SIN
Alumni, 2024 - Creative Writing at The New School
Chestnut Review, 2024
Every one of Hasnain’s poems is a revelation. There is an immediacy in this collection; the language dynamic yet deeply rooted in landscapes which map the sacred necessities of desire. With each poem, Hasnain peels back the self in different registers. The lyric becomes a medium for the poet’s longing–for homeland, the Beloved, for the poem itself. As she writes in “Water is a Sin,” Hasnain’s work explores “the privilege of being a woman,/ of housing a body desirable to touch.” I am moved by each poem’s quiet refusal to be still. The lines move as the poet’s mind does–breathless and inexplicable. Hasnain is a wonder, and this is a beautiful, prismatic debut.
—J. Mae Barizo, author of tender machines
Tendered in the narratives planted throughout this book is the iconography of the body and its desires. We are not spared the disdain, the erotic, the grief, and the strains placed on language.
—Adedayo Agarau, Stegner Fellow, author of The Arrival of Rain
Javeria Hasnain’s SIN is a chapbook fluent in the privilege of pleasure and mortality. Quick-footed and capacious, this chapbook circles questions of morbidity, morality and mortality like a shark. Decadently tongue-in-cheek, luxuriously voracious and covetously intelligent, these poems stand up and join the ranks of other dark surrealists’ like Alejandra Pizarnik, Sylvia Plath and Remedios Varo. Embalmed in a shadowy Islamic ennui, Hasnain has created an exegesis of sex and faith so empowering, angels might cower before it. Here we find sex as a speculative sport, “mercy [as] a howl” and sin as a fact of size. A genius in comparison with a stunning ability to move between cosmic and ordinary language, Hasnain has revealed herself to be a poet unafraid of any hungry horror, vibrant vitrol, or Dionysian damnation. Coyotes, countries and carnal desire alike flit across these pages like bats, imbued with an ancient apathy, poised to grow and loom over us in their gargantuan glory. Impeccable audacity and timeless daring. I’m in awe.

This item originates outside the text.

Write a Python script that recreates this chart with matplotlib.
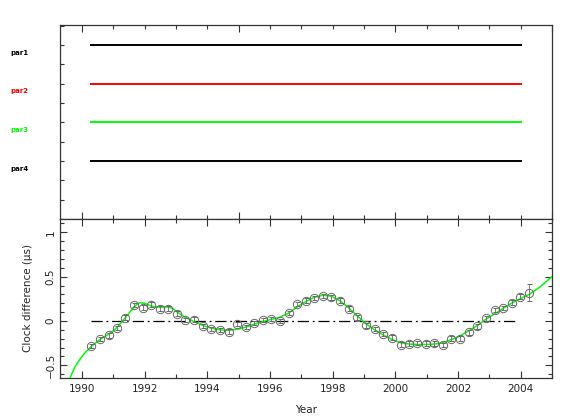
import matplotlib
matplotlib.use("Agg")
import matplotlib.pyplot as plt
from matplotlib.ticker import MultipleLocator, FixedLocator, FuncFormatter
from matplotlib.transforms import blended_transform_factory

# ---- data ----
years = [1990.29, 1990.57, 1990.85, 1991.13, 1991.39, 1991.67, 1991.94, 1992.21,
         1992.48, 1992.76, 1993.02, 1993.30, 1993.57, 1993.85, 1994.13, 1994.40,
         1994.68, 1994.96, 1995.22, 1995.50, 1995.78, 1996.04, 1996.32, 1996.60,
         1996.87, 1997.15, 1997.41, 1997.68, 1997.95, 1998.23, 1998.51, 1998.78,
         1999.06, 1999.34, 1999.62, 1999.89, 2000.17, 2000.44, 2000.70, 2000.98,
         2001.25, 2001.52, 2001.79, 2002.06, 2002.35, 2002.62, 2002.89, 2003.17,
         2003.43, 2003.71, 2003.98, 2004.27]
clock_diff = [-0.282, -0.203, -0.162, -0.079, 0.037, 0.180, 0.150, 0.184,
              0.139, 0.139, 0.083, 0.011, 0.015, -0.056, -0.090, -0.100,
              -0.120, -0.037, -0.070, -0.020, 0.011, 0.023, 0.000, 0.087,
              0.190, 0.229, 0.259, 0.282, 0.267, 0.229, 0.139, 0.041,
              -0.049, -0.090, -0.147, -0.188, -0.267, -0.256, -0.248, -0.256,
              -0.252, -0.271, -0.199, -0.199, -0.128, -0.060, 0.030, 0.124,
              0.147, 0.206, 0.274, 0.319]
errors = [0.025] * 51 + [0.094]

fit_x = [1989.62, 1989.7, 1989.8, 1989.9, 1990.0, 1990.07, 1990.15, 1990.22,
         1990.29, 1990.43, 1990.57, 1990.71, 1990.85, 1991.0, 1991.13,
         1991.26, 1991.39, 1991.53, 1991.67, 1991.76, 1991.85, 1992.0, 1992.2,
         1992.35, 1992.5, 1992.75, 1992.9, 1993.0, 1993.15,
         1993.3, 1993.6, 1993.85, 1994.13, 1994.4, 1994.7, 1995.0, 1995.3,
         1995.5, 1995.8, 1996.0, 1996.3, 1996.6, 1996.87, 1997.15, 1997.4,
         1997.7, 1997.95, 1998.23, 1998.5, 1998.78, 1999.06, 1999.34, 1999.62,
         1999.9, 2000.17, 2000.44, 2000.7, 2001.0, 2001.25, 2001.52, 2001.79,
         2002.06, 2002.35, 2002.62, 2002.89, 2003.17, 2003.43, 2003.71, 2003.98,
         2004.27, 2004.6, 2005.0]
fit_y = [-0.645, -0.575, -0.505, -0.45, -0.40, -0.37, -0.34, -0.315,
         -0.29, -0.25, -0.21, -0.18, -0.15, -0.11, -0.07,
         -0.015, 0.04, 0.10, 0.16, 0.19, 0.205, 0.20, 0.17,
         0.157, 0.155, 0.16, 0.14, 0.11, 0.075,
         0.04, -0.01, -0.05, -0.08, -0.10, -0.105, -0.09, -0.06,
         -0.035, -0.005, 0.015, 0.04, 0.09, 0.16, 0.22, 0.265,
         0.29, 0.28, 0.23, 0.15, 0.06, -0.03, -0.10, -0.16,
         -0.21, -0.245, -0.26, -0.265, -0.265, -0.26, -0.245, -0.21,
         -0.17, -0.11, -0.05, 0.02, 0.08, 0.14, 0.20, 0.25,
         0.30, 0.38, 0.50]

zero_span = [1990.29, 2003.9]

par_labels = ["par1", "par2", "par3", "par4"]
par_colors = ["#000000", "#ff0000", "#00ff00", "#000000"]
par_levels = [4, 3, 2, 1]
par_span = [1990.26, 2004.05]

# ---- figure ----
fig = plt.figure(figsize=(5.73, 4.19), dpi=100)
L, R = 60 / 573, 552 / 573
ax_top = fig.add_axes([L, 1 - 219 / 419, R - L, (219 - 25) / 419])
ax = fig.add_axes([L, 1 - 378 / 419, R - L, (378 - 219) / 419])

spine_col = "#333333"
for a in (ax_top, ax):
    for s in a.spines.values():
        s.set_color(spine_col)
        s.set_linewidth(0.9)
    a.set_xlim(1989.3, 2005.0)

# top panel
lab_tr = blended_transform_factory(fig.transFigure, ax_top.transData)
for lab, col, lev in zip(par_labels, par_colors, par_levels):
    ax_top.plot(par_span, [lev, lev], color=col, lw=1.4, solid_capstyle="butt")
    ax_top.text(10 / 573, lev - 0.2, lab, color=col, fontsize=5,
                fontweight="bold", transform=lab_tr, ha="left", va="center")
ax_top.set_ylim(-0.5, 4.52)
ax_top.yaxis.set_major_locator(MultipleLocator(0.5))
ax_top.xaxis.set_major_locator(FixedLocator([1990, 1995, 2000, 2005]))
ax_top.xaxis.set_minor_locator(MultipleLocator(1))
ax_top.tick_params(which="both", direction="in", top=True, bottom=True,
                   left=True, right=False, labelbottom=False, labelleft=False,
                   color=spine_col, width=0.8)
ax_top.tick_params(which="major", length=5)
ax_top.tick_params(which="minor", length=3)
ax_top.tick_params(axis="y", length=3)

# bottom panel
ax.plot(zero_span, [0, 0], color="black", lw=0.9, linestyle=(0, (9, 3, 1.5, 3)))
ax.plot(fit_x, fit_y, color="#00ff00", lw=1.1)
ax.errorbar(years, clock_diff, yerr=errors, fmt="o", ms=6, mfc="none",
            mec="#666666", mew=0.7, ecolor="#666666", elinewidth=0.6,
            capsize=1.8, capthick=0.6)
ax.set_ylim(-0.643, 1.15)
ax.xaxis.set_major_locator(MultipleLocator(2))
ax.xaxis.set_minor_locator(MultipleLocator(1))
ax.yaxis.set_major_locator(MultipleLocator(0.5))
ax.yaxis.set_minor_locator(MultipleLocator(0.1))
ax.tick_params(which="both", direction="in", top=True, bottom=True,
               left=True, right=True, color=spine_col, width=0.8,
               labelsize=7.5, labelcolor="#222222")
ax.tick_params(which="major", length=5)
ax.tick_params(which="minor", length=3)
ax.xaxis.set_major_formatter(FuncFormatter(lambda v, p: f"{int(round(v))}"))
ax.yaxis.set_major_formatter(FuncFormatter(
    lambda v, p: ("0" if abs(v) < 1e-9 else (f"{v:g}".replace("-", "\u2212")))))
ax.tick_params(axis="y", labelrotation=90, pad=3)
for lbl in ax.get_yticklabels():
    lbl.set_va("center")
ax.tick_params(axis="x", pad=4)
ax.set_xlabel("Year", fontsize=7.5, color="#222222", labelpad=8)
ax.set_ylabel("Clock difference (\u03bcs)", fontsize=7.5, color="#222222", labelpad=9)

fig.savefig("out.png", dpi=100)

—Sanna Wani, author of My Grief, The Sun
SIN is a collection of poems reckoning with femininity, desire, and transgression. It moves between the poetic and narrative “I” to detail what it means to desire, to sin towards that desire, and to belong to a lineage. It mentions the Quranic women—Eve, Maryam, Hagar—to invoke a matrilineage, as well as, Medusa from the Greek myth, to understand how women exist in relation to each other, and to the speaker. SIN is an attempt at grappling with oneself, which inevitably leads towards, grappling with god.